Francis Peter MacCabe (1817 – 27 June 1897) was a surveyor in the colony of New South Wales (later a state of Australia) in the 19th century. He surveyed and mapped the lower reaches of the Murrumbidgee, Darling and Murray Rivers in New South Wales.

== Early life ==
MacCabe was born in Dublin in 1817. His parents were Dr James and Margaret (née Russell) MacCabe. He trained as a surveyor with the Ordnance Survey of Ireland and migrated to New South Wales in 1841 at the age of 24 on the ship Florentia.

== Surveying career ==
MacCabe worked with a team of assistants and convict labour surveying the rivers of the Murray Darling Basin between 1848 and 1852, including laying out the town of Balranald in 1849. MacCabe's surveys of these rivers made use of communication with the local Aboriginal Australians, and recorded up to 6–8 native placenames per mile of river.
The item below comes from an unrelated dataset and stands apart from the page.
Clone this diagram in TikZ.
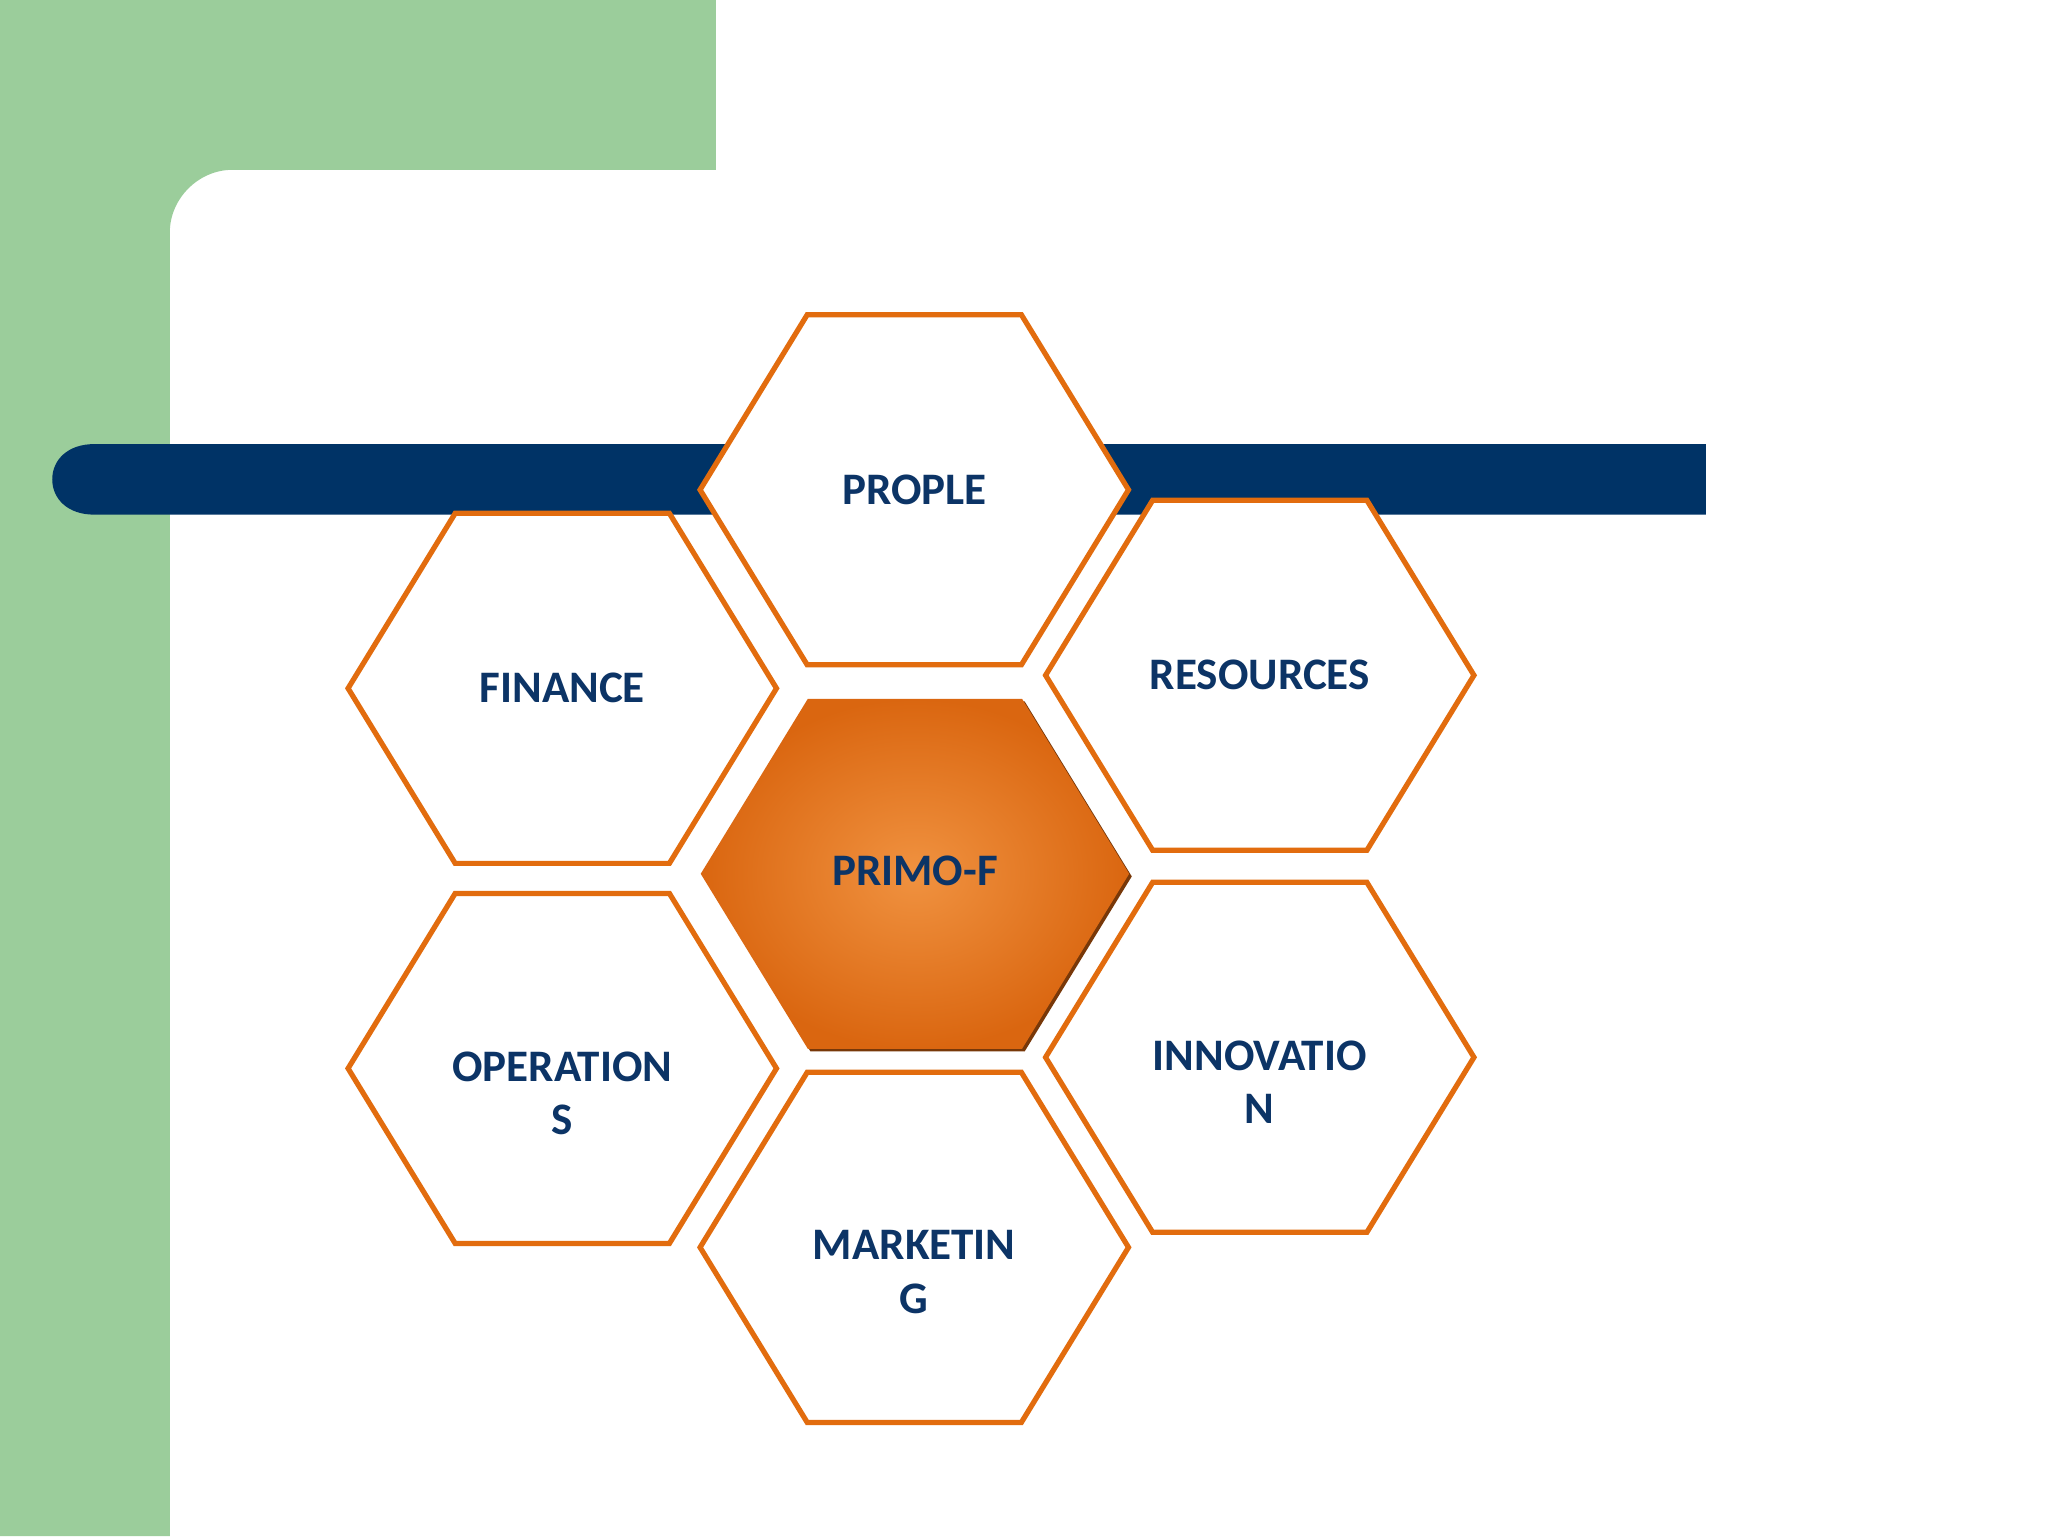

MacCabe was working in the Wollongong area in early 1853 when he met Jane Osborne. They married at St Luke's church at Brownsville on 28 November 1855. They had 14 children. MacCabe left the Department of Surveyors in 1856 to manage a mine near the "Russell Vale" house that the couple had built when they married. In later life, the MacCabe family retired to Bowral, where he died on 27 June 1897.

MacCabe also explored and surveyed the Port Curtis district around what is now Gladstone in Queensland, at the request of Sir Thomas Mitchell. This survey took a total of 27 months from June 1853.

== Later life ==
MacCabe died at his residence, "Eltham," Merrigang Street, Bowral, New South Wales on Sunday morning 27 June 1897, following an illness of three years' duration. For the last nine months of his life, he resided in Bowral. He was buried in Corrimal Cemetery at Illawarra on Monday 28 June 1897.

== Legacy ==
MacCabe Corner is the point at which the borders of the states of South Australia, Victoria and New South Wales meet, and was named after Francis MacCabe.

On Sunday 22 June 2003 a memorial cairn to Francis MacCabe was unveiled in Friend Park in Gladstone by the Mayor of Gladstone Peter Corones.

As part of the Q150 celebrations in Queensland in 2009, the Surveying and Spatial Sciences Institute placed a Q150 survey marker at the Calliope River Historical Village to commemorate MacCabe and his surveys of Gladstone and surrounding areas.

The Wollongong suburb of Russell Vale arose from the subdivision of his Russell Vale estate; the house itself was demolished in 1966.